To ribbit, you must first know the difference between knowledge and skill. Knowledge is information processed by humans and placed into context. Skills are what give teeth to knowledge, its proficiency and facility; it is the developed talent or ability through training or experience. History is replete with examples where people had the knowledge but not the skills to take the knowledge to fruition. They didn’t presented in a consumable form.
The skills require tenacity, few people have the tenacity to complete the tasks needed. Many people are gifted but few are tenacious. A tenacious skillful player would potentially become the new standard on a market. But what market? in this case, what pond?
Concentrate on a specialized growing market or field with few competitors.
Your immediate goal is to test the waters. You want to get an assessment on how much you should do, and how well you should do it, in order to develop the skills that you think are mandatory for achieving success in a particular field. If you are going to do this, be sure you know what constitutes success in the field. If you don't know, find out. If you can't find out, pick a different field. There is no use going into a war if you have no idea on how to win it. This requires discipline, not many people have it, and this is the first filter.

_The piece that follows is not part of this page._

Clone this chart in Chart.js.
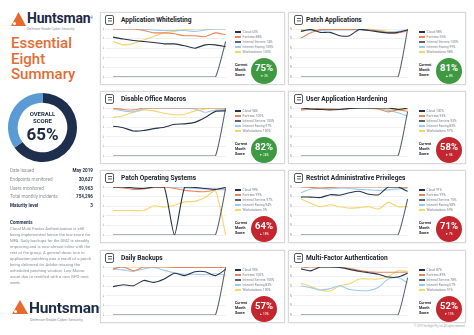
<!DOCTYPE html>
<html>
<head>
<meta charset="utf-8">
<script src="https://cdn.jsdelivr.net/npm/chart.js@4.4.1/dist/chart.umd.min.js"></script>
<style>
  body { margin: 0; width: 474px; height: 335px; background: #fff; position: relative; overflow: hidden;
         font-family: Roboto, "Open Sans", sans-serif; color: #1e2b45; }
  .abs { position: absolute; white-space: nowrap; }
  .tri { position: absolute; background: #e8692d; clip-path: polygon(50% 0, 100% 100%, 0 100%); }
  .tri i { position: absolute; background: #fff; border-radius: 50%; }
  .brand { position: absolute; font-weight: 700; color: #1e2b45; letter-spacing: -0.2px; }
  .brand sup { font-size: 20%; vertical-align: top; }
  .tag { position: absolute; color: #8a93a3; }
  .heading { position: absolute; left: 11px; top: 36px; font-size: 15px; line-height: 15.5px; color: #e46c33; font-weight: 500; }
  .stats { position: absolute; left: 10px; top: 168px; width: 83px; font-size: 4.6px; }
  .stats div { display: flex; justify-content: space-between; height: 8.8px; }
  .stats span:first-child { color: #8a8f98; }
  .stats b { color: #1e2b45; }
  .comments { position: absolute; left: 10px; top: 220px; width: 85px; font-size: 4.2px; line-height: 6px; color: #8a8f98; white-space: normal; }
  .comments b { color: #1e2b45; display: block; font-size: 4.6px; }
  .panel { position: absolute; border: 1px solid #d8d8d8; background: #fff; box-shadow: 0 0 2px rgba(0,0,0,0.1); box-sizing: border-box; }
  .panel canvas { position: absolute; }
  .icon { position: absolute; width: 7px; height: 8px; border: 1.5px solid #555a63; border-radius: 2px; }
  .icon::after { content: ""; position: absolute; left: 1.5px; right: 1.5px; top: 2px; height: 1.2px; background: #555a63; box-shadow: 0 2.4px 0 #555a63; }
  .title { position: absolute; font-size: 6.6px; font-weight: 700; color: #20242c; }
  .leg { position: absolute; font-size: 3.3px; color: #7b808a; line-height: 5px; }
  .leg div { height: 5px; }
  .leg em { display: inline-block; width: 6px; height: 1.4px; margin-right: 1.6px; vertical-align: middle; }
  .cms { position: absolute; font-size: 3.6px; font-weight: 700; color: #20242c; line-height: 5px; }
  .score { position: absolute; width: 26px; height: 26px; border-radius: 50%; color: #fff; text-align: center; }
  .score b { position: absolute; left: 0; right: 0; top: 5px; font-size: 9.5px; line-height: 10px; }
  .score small { position: absolute; left: 0; right: 0; top: 17px; font-size: 3px; line-height: 3px; }
  .foot { position: absolute; left: 414px; top: 325px; font-size: 2.6px; color: #a0a4ab; }
</style>
</head>
<body>

<!-- brand and summary column -->
<div class="tri" style="left:11px;top:12px;width:15px;height:14px"><i style="left:2px;top:10px;width:3px;height:3px"></i></div>
<div class="brand" style="left:27px;top:10px;font-size:14px;line-height:16px">Huntsman<sup>®</sup></div>
<div class="tag" style="left:27px;top:27px;font-size:3.6px">Defence-Grade Cyber Security</div>

<div class="heading">Essential<br>Eight<br>Summary</div>

<canvas id="overall" class="abs" style="left:8px;top:93px" width="69" height="69"></canvas>
<div class="abs" style="left:8px;top:110px;width:69px;text-align:center;font-weight:700;font-size:6px;line-height:7px">OVERALL<br>SCORE</div>
<div class="abs" id="overallText" style="left:8px;top:125px;width:69px;text-align:center;font-weight:700;font-size:17px;line-height:19px"></div>

<div class="stats" id="stats"></div>

<div class="comments"><b>Comments</b>Cloud Multi Factor Authentication is still being implemented hence the low score for MFA. Daily backups for the DMZ is steadily improving and is now almost inline with the rest of the group. A general down turn in application patching was a result of a patch being delivered for Adobe missing the scheduled patching window. Low Macro score due to rectified with a new GPO next week.</div>

<div class="tri" style="left:12px;top:300px;width:16px;height:14px"><i style="left:2px;top:10px;width:3px;height:3px"></i></div>
<div class="brand" style="left:29px;top:299px;font-size:15.5px;line-height:18px">Huntsman<sup>®</sup></div>
<div class="tag" style="left:30px;top:317px;font-size:4px">Defence-Grade Cyber Security</div>

<div class="foot">© 2019 Ten Eight Pty Ltd. All rights reserved.</div>

<div id="panels"></div>

<script>
// x axis: twelve monthly readings, the first one is left unlabelled
const months = ['May', 'Jun', 'Jul', 'Aug', 'Sep', 'Oct', 'Nov', 'Dec', 'Jan', 'Feb', 'Mar', 'Apr'];
const yTicks = [0, 20, 40, 60, 80, 100];

const seriesNames = ['Cloud', 'Fortress', 'Internal Servers', 'Internet Facing', 'Workstations'];
const seriesColors = ['#26334a', '#e9875c', '#5d6574', '#9ccaf0', '#f3d66c'];

const overallScore = 65;
const statLabels = ['Date issued', 'Endpoints monitored', 'Users monitored', 'Total monthly incidents', 'Maturity level'];
const statValues = ['May 2019', '30,627', '59,963', '754,296', '3'];

const controlTitles = [
  'Application Whitelisting', 'Patch Applications',
  'Disable Office Macros', 'User Application Hardening',
  'Patch Operating Systems', 'Restrict Administrative Privileges',
  'Daily Backups', 'Multi-Factor Authentication'
];
const controlScores = [75, 81, 82, 58, 64, 71, 57, 52];
const controlChanges = [-2, 8, -24, -5, 18, -7, 10, -13];

// per control: Cloud, Fortress, Internal Servers, Internet Facing, Workstations
const appWhitelisting = [
  [83, 79, 76, 74, 72, 69, 69, 65, 60, 67, 67, 63],
  [100, 100, 100, 97, 92, 92, 90, 86, 86, 84, 92, 88],
  [0, 0, 0, 0, 0, 0, 0, 0, 0, 0, 0, 74],
  [100, 100, 100, 99, 98, 97, 97, 97, 95, 98, 100, 100],
  [74, 67, 70, 77, 85, 92, 95, 99, 100, 100, 100, 100]
];
const patchApps = [
  [95, 99, 93, 93, 86, 86, 99, 97, 94, 92, 93, 98],
  [81, 92, 99, 99, 99, 99, 99, 98, 96, 92, 92, 96],
  [0, 0, 0, 0, 0, 0, 0, 0, 0, 0, 0, 100],
  [97, 97, 97, 98, 98, 98, 98, 97, 97, 93, 95, 99],
  [99, 99, 100, 100, 100, 100, 100, 99, 98, 95, 93, 98]
];
const officeMacros = [
  [62, 59, 52, 53, 57, 60, 66, 67, 70, 80, 93, 94],
  [100, 97, 96, 100, 100, 100, 100, 100, 100, 100, 100, 100],
  [0, 0, 0, 0, 0, 0, 0, 0, 0, 0, 0, 100],
  [98, 94, 92, 98, 100, 100, 99, 99, 98, 91, 96, 97],
  [80, 84, 91, 96, 94, 89, 86, 87, 94, 98, 100, 100]
];
const appHardening = [
  [100, 98, 97, 96, 97, 99, 100, 100, 100, 100, 97, 100],
  [96, 98, 99, 98, 97, 99, 100, 100, 98, 92, 96, 93],
  [0, 0, 0, 0, 0, 0, 0, 0, 0, 0, 0, 93],
  [97, 98, 98, 97, 98, 99, 99, 99, 98, 95, 90, 83],
  [95, 98, 100, 99, 98, 99, 100, 100, 100, 98, 99, 97]
];
const patchOs = [
  [100, 100, 98, 97, 100, 100, 0, 100, 99, 97, 95, 99],
  [100, 98, 95, 96, 99, 100, 97, 93, 91, 90, 94, 99],
  [0, 0, 0, 0, 0, 0, 0, 0, 0, 0, 0, 97],
  [99, 99, 98, 98, 100, 100, 99, 98, 97, 96, 95, 94],
  [51, 51, 51, 51, 61, 58, 62, 69, 70, 78, 92, 0]
];
const adminPrivileges = [
  [79, 79, 78, 84, 83, 88, 91, 85, 84, 100, 100, 91],
  [100, 99, 98, 99, 100, 100, 100, 100, 100, 100, 100, 99],
  [0, 0, 0, 0, 0, 0, 0, 0, 0, 0, 0, 75],
  [88, 96, 97, 96, 98, 97, 95, 94, 93, 94, 96, 98],
  [75, 66, 59, 63, 59, 56, 57, 59, 54, 68, 59, 59]
];
const dailyBackups = [
  [59, 63, 61, 72, 68, 75, 87, 82, 90, 90, 82, 95],
  [96, 100, 92, 100, 100, 100, 99, 99, 99, 99, 99, 100],
  [0, 0, 0, 0, 0, 0, 0, 0, 0, 0, 0, 100],
  [95, 94, 91, 96, 99, 93, 88, 85, 85, 84, 86, 83],
  [98, 100, 100, 100, 100, 100, 100, 100, 100, 100, 100, 100]
];
const mfa = [
  [96, 92, 100, 100, 99, 95, 91, 88, 85, 79, 79, 87],
  [98, 100, 100, 100, 100, 97, 93, 90, 89, 89, 89, 89],
  [0, 0, 0, 0, 0, 0, 0, 0, 0, 0, 0, 78],
  [61, 57, 52, 55, 61, 53, 51, 51, 58, 75, 78, 67],
  [66, 60, 52, 50, 61, 65, 75, 75, 75, 80, 92, 91]
];
const controlSeries = [appWhitelisting, patchApps, officeMacros, appHardening, patchOs, adminPrivileges, dailyBackups, mfa];

// ---- overall doughnut ----
new Chart(document.getElementById('overall'), {
  type: 'doughnut',
  data: {
    datasets: [{
      data: [overallScore, 100 - overallScore],
      backgroundColor: ['#1e2f4d', '#5b9bd5'],
      borderWidth: 0
    }]
  },
  options: {
    responsive: false, animation: false, devicePixelRatio: 1,
    cutout: '72%',
    plugins: { legend: { display: false }, tooltip: { enabled: false } }
  }
});
document.getElementById('overallText').textContent = overallScore + '%';

document.getElementById('stats').innerHTML = statLabels.map((l, i) =>
  i === statLabels.length - 1
    ? `<div><b>${l}</b><b>${statValues[i]}</b></div>`
    : `<div><span>${l}</span><b>${statValues[i]}</b></div>`
).join('');

// ---- control panels ----
const rowTops = [12, 91, 170, 250];
const cols = [
  { left: 100, width: 185, canvasLeft: 2, canvasWidth: 126, yAxisW: 10, titleLeft: 20, iconLeft: 4, legLeft: 134, circleX: 163 },
  { left: 288, width: 178, canvasLeft: 1, canvasWidth: 121, yAxisW: 11, titleLeft: 17, iconLeft: 5, legLeft: 130, circleX: 160 }
];

const host = document.getElementById('panels');

controlTitles.forEach((title, idx) => {
  const col = cols[idx % 2];
  const top = rowTops[Math.floor(idx / 2)];
  const series = controlSeries[idx];

  const panel = document.createElement('div');
  panel.className = 'panel';
  panel.style.cssText = `left:${col.left}px;top:${top}px;width:${col.width}px;height:73px`;

  const legend = seriesNames.map((n, s) =>
    `<div><em style="background:${seriesColors[s]}"></em>${n} ${series[s][series[s].length - 1]}%</div>`).join('');

  const score = controlScores[idx];
  const chg = controlChanges[idx];
  const circleColor = score >= 75 ? '#3d9a40' : '#c3262e';

  panel.innerHTML = `
    <div class="icon" style="left:${col.iconLeft}px;top:2px"></div>
    <div class="title" style="left:${col.titleLeft}px;top:3px">${title}</div>
    <canvas width="${col.canvasWidth}" height="58" style="left:${col.canvasLeft}px;top:13px"></canvas>
    <div class="leg" style="left:${col.legLeft}px;top:17px">${legend}</div>
    <div class="cms" style="left:${col.legLeft}px;top:50px">Current<br>Month<br>Score:</div>
    <div class="score" style="left:${col.circleX - 13}px;top:45px;background:${circleColor}">
      <b>${score}%</b><small>${chg < 0 ? '▼' : '▲'} ${Math.abs(chg)}%</small>
    </div>`;
  host.appendChild(panel);

  new Chart(panel.querySelector('canvas'), {
    type: 'line',
    data: {
      labels: months,
      datasets: series.map((vals, s) => ({
        label: seriesNames[s],
        data: vals,
        borderColor: seriesColors[s],
        borderWidth: 1.1,
        pointRadius: 0,
        tension: 0.2
      }))
    },
    options: {
      responsive: false, animation: false, devicePixelRatio: 1,
      layout: { padding: { top: 3, right: 2 } },
      plugins: { legend: { display: false }, tooltip: { enabled: false } },
      scales: {
        x: {
          grid: { display: false },
          border: { display: false },
          ticks: {
            font: { size: 3, family: 'Roboto' }, color: '#8d929b', padding: 1,
            maxRotation: 0, autoSkip: false,
            callback: (v, i) => i === 0 ? '' : months[i]
          },
          afterFit: s => { s.height = 7; }
        },
        y: {
          min: 0, max: 100,
          afterBuildTicks: s => { s.ticks = yTicks.map(v => ({ value: v })); },
          grid: { color: '#e6e6e6', lineWidth: 0.6 },
          border: { display: false },
          ticks: {
            font: { size: 3, family: 'Roboto' }, color: '#8d929b', padding: 1,
            callback: v => v + '%'
          },
          afterFit: s => { s.width = col.yAxisW; }
        }
      }
    }
  });
});
</script>
</body>
</html>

After you have assessed the extent of the skill required, and the supply of people with similar skills, the next step is developing...
Your marketing ability.
This is the next big filter of becoming a big frog in a small pond: a successful use of digital media. This has completely changed the nature of competition over the last 15 years. With the development of the Internet, then YouTube, then social media, and other digital media, an individual can become notorious within a particular field, even though there are skilled specialists in the field, because the competing specialists do not have the gift of self-promotion. They are not good marketers. They have no interest in marketing. So, they leave the position of biggest frog in the pond for somebody else to claim. Even more striking is the fact that in this step you don’t have to become the best or biggest, just being in the top quartile will suffice. How possible only one supplier could service the overall demand over this channel with expediency and deliverability? time is against him but don’t count on this for too long. Customers will listen if you answer why you are the best choice for them, first.
The sooner that you begin to work on whatever your specialty is, and the sooner you begin the process of posting your findings on the Internet, the greater the long-term payoff for your work. Get the power of compound growth on your side. If you start early enough, and you build your reputation by accumulating contributions to the field. This requires studying how the winners in the field did it, creativeness in the elimination of bottlenecks, helping people get to their goal more efficiently, giving them access. This is good ribbit on your pond.